There are many types of false and misleading advertising tactics. For example, bait and switch advertising, high pressure sales tactics, artificially inflating prices, deceptive form contracts, and the failure to disclose certain facts. Our focus in this article is how to deal with the situation where your client, a business owner, comes to you and says, “My competitor has published product comparisons that say that my product fails to meet certain quality standards, while my competitor’s product does, and that’s not true!” Such false statements may run afoul of a variety of state and federal statutes. One federal statute provides a powerful cause of action for false or misleading statements. It is commonly referred to as Section 43(a) of the Lanham Act (15 USC § 1125(a)). This is a significant statute in this situation since it applies to a broad variety of statements, even truthful ones that are somehow misleading (which makes a true lie an actionable event).
It is worthwhile repeating Section 43(a), in part, so you can read the simple language firsthand:
(a) Civil action
(1) Any person who, on or in connection with any goods or services, or any container for goods, uses in commerce any word, term, name, symbol, or device, or any combination thereof, or any false designation of origin, false or misleading description of fact, or false or misleading representation of fact, which—
(A) is likely to cause confusion, or to cause mistake, or to deceive as to the affiliation, connection, or association of such person with another person, or as to the origin, sponsorship, or approval of his or her goods, services, or commercial activities by another person, or
(B) in commercial advertising or promotion, misrepresents the nature, characteristics, qualities, or geographic origin of his or her or another person’s goods, services, or commercial activities, shall be liable in a civil action by any person who believes that he or she is or is likely to be damaged by such act.
False or misleading statements are often made in comparative advertising. Comparative advertising generally compares some attribute of the products or services of one company to those of a competitor. Comparative advertising is not per se actionable, and that’s a good thing since comparative ads hopefully make for a more educated consuming public. Truthful comparative advertising is not prohibited by Section 43(a), but great care should be taken to avoid false or misleading statements in comparative ads.
Section 43(a) has been around since 1946 and was originally intended (and used) to address common law trademark infringement. However, the use of Section 43(a) to address false or misleading statements in comparative advertising was not confirmed until the 1980s, when the Ninth Circuit embraced it in the U-Haul International v. Jartran cases (see 681 F.2d 1159 (1982) and 793 F.2d 1034 (1986)). At trial, U-Haul was awarded damages of $40 million and $2.5 million in attorneys’ fees, under Section 43(a) claims based on Jartran’s false advertising.

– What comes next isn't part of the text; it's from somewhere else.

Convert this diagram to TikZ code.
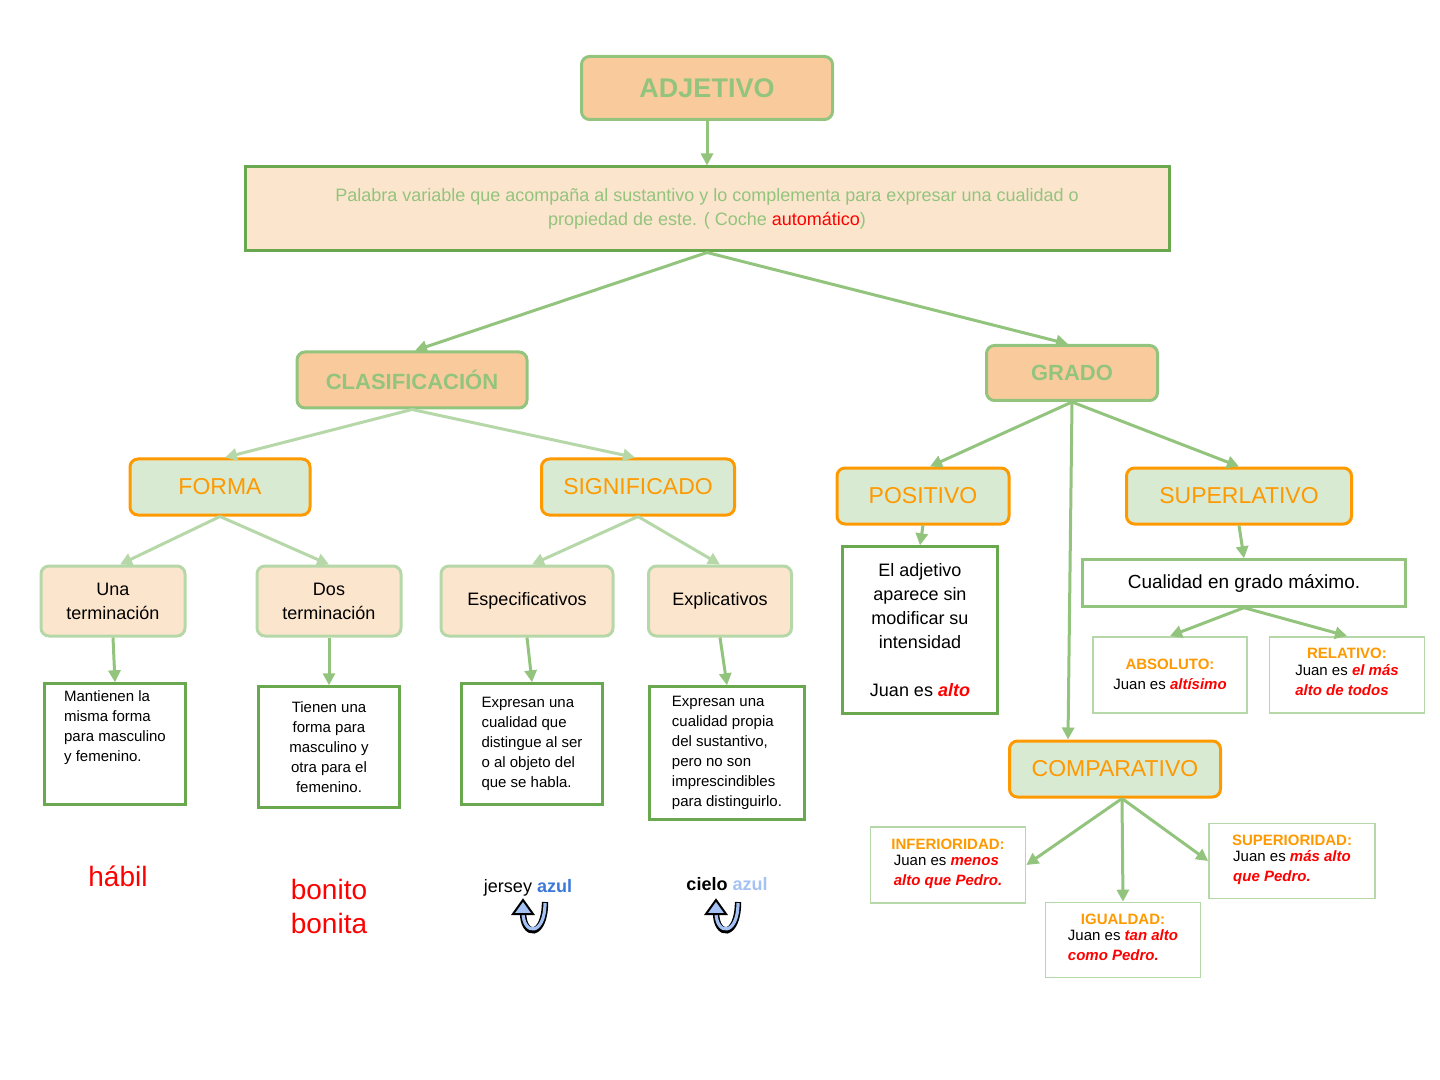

Jartran’s award-winning comparative advertising increased it sales from $7 million in 1979 to $80 million in in 1980. What did Jartran do to earn this huge sales increase? Jartran ran ads with headlines like “Why rent a truck that may deliver only 5 mpg? Jartran guarantees you 10 mpg or more.” Some of the advertisements depicted old U-Haul trucks and new Jartran trucks. There were also price comparisons comparing U-Haul pricing to Jartran pricing in the advertising.
The trial court held that Jartran’s ads were deceptive and misleading in several respects. Jartran’s price was only a special introductory price compared to U-Haul’s regular price. In fact, when Jartran’s regular pricing was compared to U-Haul’s regular pricing, Jartran’s prices were the same or higher in most markets. The ads depicting U-Haul trucks and Jartran trucks were adjusted to depict Jartran trucks as larger, when in reality, both company’s trucks were about the same size.
In its 1986 decision reviewing the trial court’s damages awards, the Ninth Circuit even noted that U-Haul did not need to prove that consumers were deceived, “The expenditure by a competitor of substantial funds in an effort to deceive consumers and influence their purchasing decision justifies the existence of a presumption that consumers are, in fact, being deceived.”
You may have heard that puffery is acceptable in comparative advertising, but the Ninth Circuit held in the Jartan cases that deceptive product comparisons are not mere puffery. Where you draw the line between deception and puffery is too complex for this short article, so what is the take-away here? Your client should be very careful if it plans to publish comparative ads. Very careful. U-Haul v Jartran is the case that started it all; your client has a powerful civil tool to pursue a competitor using false or misleading advertising (and conversely, that your client’s competitors do, too).